Shift, an AI startup, has launched a free home cleaning service in New York City where workers wear...
The AMW Read
Novelty 2: the free-service-as-data-collection strategy meaningfully updates the embodied AI data landscape for a new entrant; Significance 1: impact is sub-segment (robotics training data), not yet enterprise-scale.
Shift, an AI startup, has launched a free home cleaning service in New York City where workers wear camera-equipped caps to record first-person video. The data is used to train AI models on real-world physical tasks, blending a consumer service with a novel data collection strategy for embodied AI.
Why it matters: Shift's approach to human-performed task recording echoes the "first-person video as training data" pattern seen in early autonomous driving ventures, but applied to the broader robotics/embodied AI substrate. By using a free consumer service as a data flywheel, Shift is effectively subsidizing data acquisition — a capital-intensive moat-building tactic that could compress the timeline for general-purpose home robotics. This strategy sits at the intersection of the data infrastructure and robotics segments, where the scarcity of real-world physical task data is the primary bottleneck.

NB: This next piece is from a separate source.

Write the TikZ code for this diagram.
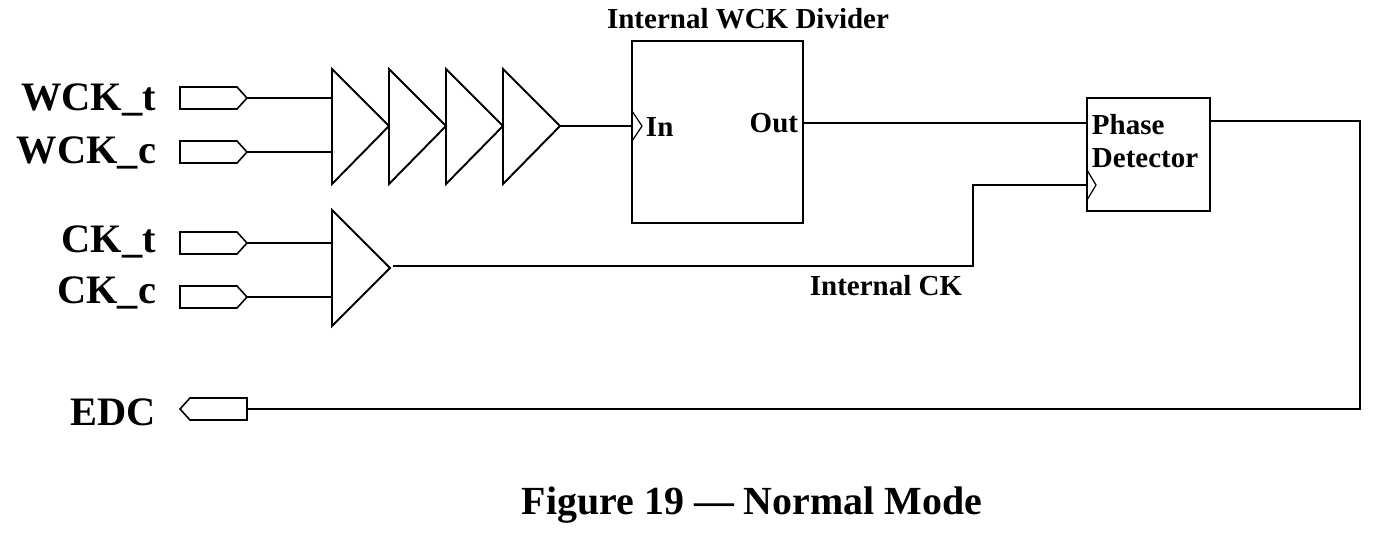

Grounded expert take: The move validates the thesis that embodied AI models will require vast quantities of human demonstration data, and that the most efficient collection method may be to embed it in a real service experience — not just paid annotation tasks. However, the model risks remain unaddressed: privacy concerns around first-person home video, user consent for re-use of recordings, and whether the data quality from a non-standardized cleaning route will transfer to diverse environments. If Shift can scale this across cities, it may build a data moat that is expensive for competitors to replicate, echoing the acqui-licensing pattern in earlier AI waves.